- Promotional poster
- Directed by: C. Azhagappan
- Produced by: C. Azhagappan
- Starring: Sri Lakshmi; Siddharth; Madhavi Sharma; Bala Singh;
- Music by: Rehan
- Production company: Mother Arts International
- Release date: 7 August 2009;
- Country: India
- Language: Tamil

= Vannathupoochi =

Vannathupoochi is a 2009 Indian Tamil-language children's film directed by C. Azhagappan and starring newcomers Sri Lakshmi, Siddharth and Madhavi Sharma alongside Bala Singh.

==Production==
The film marked the directorial debut of Azhagappan, who previously assisted Kamal Haasan.

== Soundtrack ==
The music was composed by Rehan.

Track listing
| No. | Title | Lyrics | Singer(s) | Length |
|---|---|---|---|---|
| 1. | "Eai Vangada" |  | Mukesh | 3:32 |
| 2. | "Elamai Konjam" |  | Prasanna, Priya | 5:18 |
| 3. | "Katril Katril" | Palani Bharathi | Hemambika, Ghana Sundara | 4:25 |
| 4. | "Mazhai Varum" |  | Krishna Raj | 4:43 |
| 5. | "Ore Oru" |  | Padmapriya | 3:40 |
| 6. | "Yaarukul Yaaro" |  | Prasanna | 3:07 |
| Total length: |  |  |  | 24:45 |

== Reception ==
A critic from The New Indian Express wrote that "The deep bonding between a rustic grandpa and his city-bred little grand daughter, each filling up the emotional void in the other, is narrated with a fair amount of interest in Vannathupoochi.

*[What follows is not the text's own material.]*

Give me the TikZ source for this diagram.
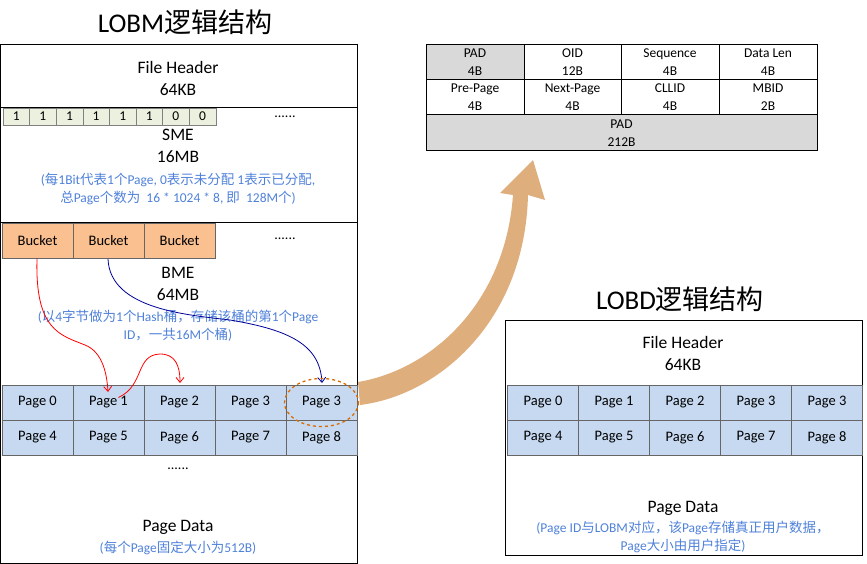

The film carries a relevant message to the parents, on the importance of sensitising themselves to the emotional needs of their children". A critic from Dinamalar wrote that Azhagappan should be commended for capturing the children's future and urban parents who forget the present and live mechanically and the children indecencies beautifully and vividly. In a mixed review, a critic from IANS rated the film two out of five stars and wrote that "Rasi Azhhagappan can be appreciated for taking a theme that is far from commercial cliches, but at the same time he fails to handle it with maturity".

== Awards ==
Sri Lakshmi won the Tamil Nadu State Film Award for Best Child Artist for her role in the film.